Long, Commodity Options — Revisited, 25 Drake L.Rev. 75, 81-82 (1975).

. In the case of the naked single option it can arguably be said that the buyer has made a wager, and a nice question may be presented as to whether such a wager can, under Howey, be regarded as investment in a common enterprise. This intriguing question we need not reach. We confine ourselves to consideration of the naked double option.
Here not only are the commodity futures trappings of the transaction sham; the same would seem to apply to the gambling aspect as well. As we have noted, the buyer is assured that he is betting on practically a sure thing. There is, of course, the possibility that the market will not rise or fall to the extent necessary to produce such a profit as will cover the premium. In such a case the buyer will lose and the seller will win. However, as we have noted, the buyer is assured that never has the sugar market gone sidewise for the option period of eighteen months since the end of World War II. If there is a betting aspect to the naked double option, it is hardly of such dimensions as to warrant characterizing the investment as a wager.

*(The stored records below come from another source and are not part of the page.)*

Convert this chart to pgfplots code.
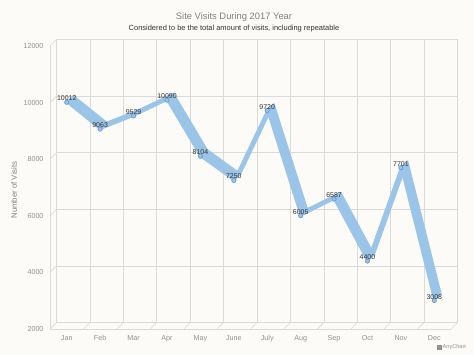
\documentclass[border=0pt]{standalone}
\usepackage{pgfplots}
\usepackage{pgfplotstable}
\pgfplotsset{compat=1.18}
\usepackage{fontspec}
\setmainfont{Liberation Sans}
\definecolor{bg}{RGB}{252,251,248}
\definecolor{gridc}{RGB}{218,218,216}
\definecolor{ribbon}{RGB}{155,196,233}
\definecolor{markc}{RGB}{108,158,210}
\definecolor{titlec}{RGB}{128,128,128}
\definecolor{tickc}{RGB}{145,145,145}
\definecolor{labc}{RGB}{50,50,50}

\pgfplotstableread{
x y
0 10012
1 9063
2 9529
3 10090
4 8104
5 7250
6 9720
7 6005
8 6587
9 4400
10 7701
11 3008
}\visits

\begin{document}
\begin{tikzpicture}[x=1bp,y=1bp]
\fill[bg] (0,0) rectangle (474,355);
\path[use as bounding box] (0,0) rectangle (474,355);

% back wall
\begin{axis}[at={(56.5bp,32.5bp)}, anchor=south west, scale only axis,
  width=401bp, height=283bp,
  xmin=-0.5, xmax=11.5, ymin=2000, ymax=12000,
  scaled ticks=false,
  xtick={-0.5,0.5,...,11.5}, ytick={2000,4000,...,12000},
  xticklabels={}, yticklabels={}, major tick length=0,
  grid=major, grid style={draw=gridc, line width=0.6bp},
  axis line style={draw=gridc, line width=0.6bp}]
\end{axis}

% front plane
\begin{axis}[at={(50bp,26bp)}, anchor=south west, scale only axis,
  width=401bp, height=283bp,
  xmin=-0.5, xmax=11.5, ymin=2000, ymax=12000,
  scaled ticks=false,
  axis x line=bottom, axis y line=left,
  axis line style={-, draw=gridc, line width=0.6bp},
  xtick={0,...,11},
  xticklabels={Jan,Feb,Mar,Apr,May,June,July,Aug,Sep,Oct,Nov,Dec},
  ytick={2000,4000,...,12000},
  major tick length=0,
  /pgf/number format/assume math mode=true,
  /pgf/number format/set thousands separator={},
  xticklabel style={font=\fontsize{7.2}{8}\selectfont, text=tickc, yshift=-3bp},
  yticklabel style={font=\fontsize{7.2}{8}\selectfont, text=tickc, xshift=-3bp},
  clip=false]
  % slanted connectors
  \pgfplotsinvokeforeach{2000,4000,6000,8000,10000,12000}{
    \draw[gridc, line width=0.6bp] (axis cs:-0.5,#1) -- ++(6.5bp,6.5bp);
  }
  \pgfplotsinvokeforeach{-0.5,0.5,1.5,2.5,3.5,4.5,5.5,6.5,7.5,8.5,9.5,10.5,11.5}{
    \draw[gridc, line width=0.6bp] (axis cs:#1,2000) -- ++(6.5bp,6.5bp);
  }
  % 3D ribbon
  \pgfplotsinvokeforeach{0,0.8,1.6,2.4,3.2,4.0,4.8,5.6,6.5}{
    \addplot[draw=ribbon, line width=1.8bp, line join=round, line cap=round,
      shift={(#1bp,#1bp)}, forget plot] table[x=x,y=y] {\visits};
  }
  \addplot[draw=none, mark=*, mark size=2.1bp,
    mark options={fill=ribbon, draw=markc, line width=0.8bp},
    point meta=explicit symbolic,
    nodes near coords,
    nodes near coords style={font=\fontsize{7}{8}\selectfont, text=labc,
      anchor=south, inner sep=0.5bp, yshift=0.5bp}]
    table[x=x,y=y,meta=y] {\visits};
\end{axis}

\node[text=titlec, font=\fontsize{9.4}{11}\selectfont] at (234,338.3) {Site Visits During 2017 Year};
\node[text=labc, font=\fontsize{7.5}{9}\selectfont] at (234,326.7) {Considered to be the total amount of visits, including repeatable};
\node[text=titlec, rotate=90, font=\fontsize{7.8}{9}\selectfont] at (14,165) {Number of Visits};
\fill[tickc] (437,5.3) rectangle (441.5,9.8);
\node[text=tickc, font=\fontsize{5.6}{6}\selectfont, anchor=west, inner sep=0] at (442.5,7.5) {AnyChart};
\end{tikzpicture}
\end{document}
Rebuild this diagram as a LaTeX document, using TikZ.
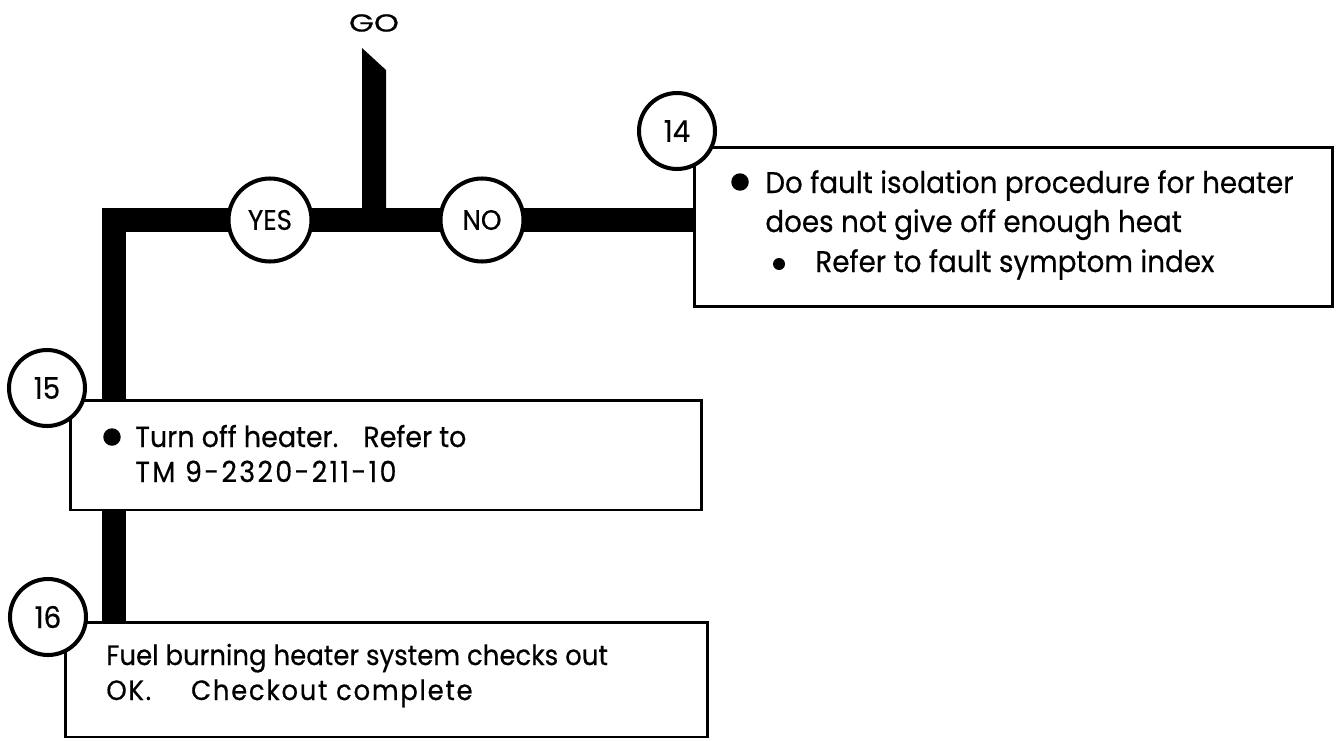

. See Hannan & Thomas, The Importance of Economic Reality and Risk in Defining Federal Securities, 25 Hastings L.J. 219, 242 (1974); Great W. Bank & Trust v. Kotz, 532 F.2d 1252, 1257 (9th Cir. 1976); El Khadem v. Equity Securities Corp., 494 F.2d 1224, 1229 (9th Cir.), cert. denied, 419 U.S. 900, 95 S.Ct. 183, 42 L.Ed.2d 146 (1974).

. Here, the common enterprise requirement is met, whether it be considered horizontal as the language of Howey suggests, 328 U.S. at 301, 66 S.Ct. 1100, or vertical as Howey has been interpreted, Hector v. Wiens, 533 F.2d 429, 433 (9th Cir. 1976).

. The efforts of persons other than the option purchasers were the “undeniably significant ones.” SEC v. Glenn W. Turner Enterprises, Inc., 474 F.2d 476, 482 (9th Cir.), cert. denied, 414 U.S. 821, 94 S.Ct. 117, 38 L.Ed.2d 53 (1973).

. Our decision is consistent with the conclusion of one court of appeals, SEC v. Am. Cornmodity Exch., Inc., 546 F.2d 1361, 1366-67 (10th Cir. 1976), and to the extent that it is inconsistent with another court of appeals, Glazer v. Nat’l Commodity Research and Statistical Service, Inc., 547 F.2d 392 (7th Cir. 1977), we respectfully disagree.

. (Page 10) In light of our decision that the naked double options involved here are investment contracts, we need not consider whether they might also be securities under other portions of § 2(1). See United Housing Foundation, Inc. v. Forman, 421 U.S. 837, 852, 95 S.Ct. 2051, 44 L.Ed.2d 621 (1975).